Despite Stricker’s mild-mannered nature, Furyk said there’s an inner fire that burns deep and has resulted in 17 PGA Tour Champions titles, to go with 12 PGA Tour victories.

“He’s still very driven, still works hard on his game, has kept himself in shape and has no weaknesses,” Furyk said. “He has some power, he has a lot of accuracy, very good short game … his strength is that he doesn’t have any weaknesses.”

Mike Weir termed Stricker’s run “incredible.”

“He’s dominated this year,” Weir said.

Only Langer can catch him

Stricker also plans on closing out the Schwab Cup race. He’s got a lead of $2,065,705 over second-place Bernhard Langer, with two regular-season tournaments to play. Stricker tentatively said he will play the first Schwab Cup playoff in Richmond, Virginia, and then the Schwab Cup Championship in Phoenix, Nov. 9-12.

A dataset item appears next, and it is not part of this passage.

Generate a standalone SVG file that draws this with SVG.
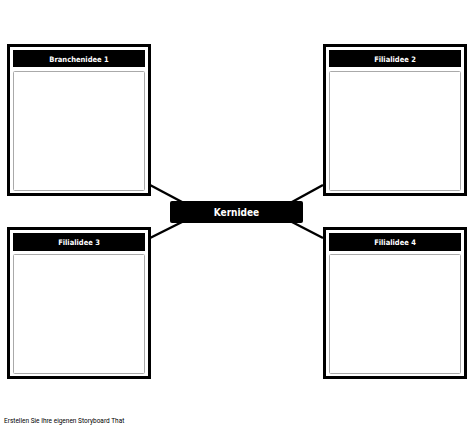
<svg xmlns="http://www.w3.org/2000/svg" width="474" height="431" viewBox="0 0 474 431">
<style>
.frame{fill:#fff;stroke:#000;stroke-width:3}
.head{fill:#000}
.body{fill:#fff;stroke:#aaa;stroke-width:1}
.lbl{fill:#fff;font-family:"DejaVu Sans Condensed","DejaVu Sans",sans-serif;font-weight:bold;font-size:7.5px;text-anchor:middle}
.conn{stroke:#000;stroke-width:2.5;fill:none}
</style>
<rect width="474" height="431" fill="#fff"/>
<g id="connectors">
<line class="conn" x1="150" y1="185" x2="182" y2="202"/>
<line class="conn" x1="323" y1="185" x2="292" y2="202"/>
<line class="conn" x1="150" y1="238" x2="182" y2="222"/>
<line class="conn" x1="323" y1="238" x2="292" y2="222"/>
</g>
<g id="box1">
<rect class="frame" x="8.5" y="45.5" width="141" height="149"/>
<rect class="head" x="13" y="50" width="132" height="17"/>
<rect class="body" x="13.5" y="71.5" width="131" height="119" rx="1"/>
<text class="lbl" x="79" y="61.5">Branchenidee 1</text>
</g>
<g id="box2">
<rect class="frame" x="324.5" y="45.5" width="141" height="149"/>
<rect class="head" x="329" y="50" width="132" height="17"/>
<rect class="body" x="329.5" y="71.5" width="131" height="119" rx="1"/>
<text class="lbl" x="395" y="61.5">Filialidee 2</text>
</g>
<g id="box3">
<rect class="frame" x="8.5" y="228.5" width="141" height="149"/>
<rect class="head" x="13" y="233" width="132" height="18"/>
<rect class="body" x="13.5" y="254.5" width="131" height="119" rx="1"/>
<text class="lbl" x="79" y="245">Filialidee 3</text>
</g>
<g id="box4">
<rect class="frame" x="324.5" y="228.5" width="141" height="149"/>
<rect class="head" x="329" y="233" width="132" height="18"/>
<rect class="body" x="329.5" y="254.5" width="131" height="119" rx="1"/>
<text class="lbl" x="395" y="245">Filialidee 4</text>
</g>
<g id="center">
<rect x="170" y="201" width="133" height="22" rx="2" fill="#000"/>
<text x="236.5" y="216" fill="#fff" font-family="'DejaVu Sans Condensed','DejaVu Sans',sans-serif" font-weight="bold" font-size="10" text-anchor="middle">Kernidee</text>
</g>
<text x="4" y="423" font-family="Roboto,'Liberation Sans',sans-serif" font-size="6.5" fill="#000">Erstellen Sie Ihre eigenen Storyboard That</text>
</svg>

But if he wins this week and Langer finishes outside the top 10, it could be all over.

The wins and top-10s tell the story about Stricker. The underlying reasons can be seen in almost any statistic:

  • Stricker leads in scoring (67.35), birdies per round (5.18), eagles (11), putts per greens in regulation (1.681) and percentage of one-putt greens (39.3 percent).
  • He’s hitting enough fairways (14th on the Champions Tour, 73.1 percent), is second in greens in regulation (77.7) and fifth in three-putt avoidance.
  • On the rare occasions that Stricker doesn’t hit a green, he’s getting up and down, leading the Tour in scrambling (making par 75.5 percent of the time when he missed in regulation) and is second in sand saves (66.7).

That’s just showing off.

“You put those two stats together [greens in regulation and scrambling] and it usually adds up to some pretty good scores,” he said in his typical understated fashion.

Stricker simply having fun

Weir said Stricker’s short game would stack up among the best on the PGA Tour – right now.

“How well he wedges it and putts it, all those little things around the greens,” Weir said. “Jordan Spieth comes to mind.”

Stricker said it all boils down to having fun.

“I didn’t have this many opportunities on the regular Tour,” he said. “You get in there quite a bit and have that opportunity; you can get a little more comfortable with the situation and then it’s kind of fun to see if you can pull off the shots coming down the stretch – that part’s been a gas.”

Not so much for everyone else on the Champions – only 12 other players have won this season and only Langer can catch him for the Schwab Cup.

“If I play well and play my game, I could have an opportunity to be in contention the last day,” he said. “There are always things we can improve on but I’ve been putting well, my short game has been pretty good and when you do that, you can kind of scrape out some rounds when you don’t hit it so well.”

If that happens to Stricker this week, that would be news.